Pennsylvania offers the Educational Improvement Tax Credit (EITC) and the Opportunity Scholarship Tax Credit (OSTC) to individuals. Individuals claim these credits by contributing to scholarship or educational improvement organizations. These credits require pre-approval from the Department of Community and Economic Development.
The Property Tax/Rent Rebate Program offers additional financial relief, administered separately from the standard PIT calculation. This program provides rebates to eligible PA residents age 65 and older, widows and widowers age 50 and older, and people with disabilities age 18 and older. The maximum standard rebate is $650, with certain qualifying homeowners receiving up to $975.
Claiming exclusions, subtractions, and credits requires accurate reporting on the main PA-40 form and necessary schedules. The PA-40 is the primary personal income tax return for residents and non-residents.

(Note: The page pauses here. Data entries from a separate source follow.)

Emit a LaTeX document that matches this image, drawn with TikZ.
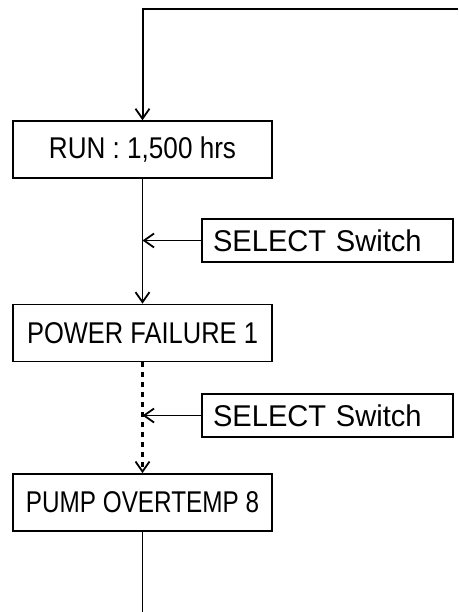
\documentclass[tikz,border=0pt]{standalone}
\usepackage{graphicx}
\usepackage{fontspec}
\setmainfont{Liberation Sans}
\usetikzlibrary{arrows.meta, positioning}

\begin{document}
\begin{tikzpicture}[x=1pt, y=-1pt,
  box/.style={draw, line width=1.4pt, minimum width=259pt, minimum height=57pt, inner sep=0pt, font=\fontsize{30}{35}\selectfont},
  selbox/.style={draw, line width=1.4pt, minimum height=43pt, text width=229pt, inner xsep=11pt, inner ysep=0pt, align=left, font=\fontsize{30}{35}\selectfont},
  arr/.style={-{Straight Barb[length=10pt, width=14pt, line width=1.8pt]}, line width=1.8pt},
  dots/.style={dash pattern=on 5pt off 5pt, line width=3pt}
]
  \useasboundingbox (0,0) rectangle (458,612);
  \coordinate (loopin) at (458,9);
  \coordinate (loopout) at (142.5,612);

  \node[box] (run) at (142.5,149.5) {\scalebox{0.87}[1]{RUN : 1,500 hrs}};
  \node[box, below=125pt of run] (fail) {\scalebox{0.85}[1]{POWER FAILURE 1}};
  \node[box, below=111pt of fail] (pump) {\scalebox{0.81}[1]{PUMP OVERTEMP 8}};
  \node[selbox] (sel1) at (327.5,240.5) {\scalebox{0.97}[1]{SELECT Switch}};
  \node[selbox] (sel2) at (327.5,415.5) {\scalebox{0.97}[1]{SELECT Switch}};

  \draw[arr, line width=2pt] (loopin) -| (run);
  \draw[arr] (run) -- (fail);
  \draw[arr] (sel1) -- (sel1 -| run);
  \draw[arr, dots] (fail) -- (pump);
  \draw[arr] (sel2) -- (sel2 -| fail);
  \draw[line width=1.8pt] (pump) -- (loopout);
\end{tikzpicture}
\end{document}
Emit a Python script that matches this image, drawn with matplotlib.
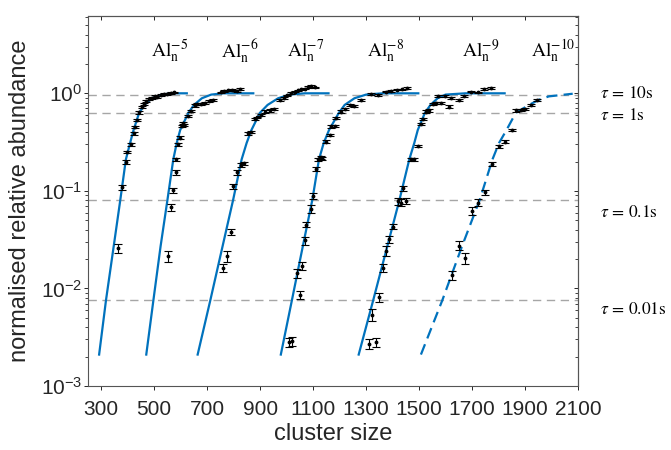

Excluded wage income, such as military pay, is documented using PA Schedule W-2S, which reconciles federal W-2 amounts with state-excluded amounts. The exclusion for U.S. government interest is claimed on PA Schedule T.
Subtractions for Keogh, SEP, SIMPLE, and HSA contributions are reported directly on the PA-40 form, typically on lines 7, 8, or 9. Unreimbursed employee business expenses must be claimed on the PA Schedule UE.
The Resident Credit for Taxes Paid to Other States is calculated and claimed exclusively on PA Schedule G-R. This schedule requires documentation showing the gross income taxed and the exact tax paid to the other jurisdiction.
Filers can submit their return electronically via the state’s e-filing system or commercial software. Paper submission requires mailing the signed PA-40 form with all relevant schedules and supporting documentation to the Department of Revenue.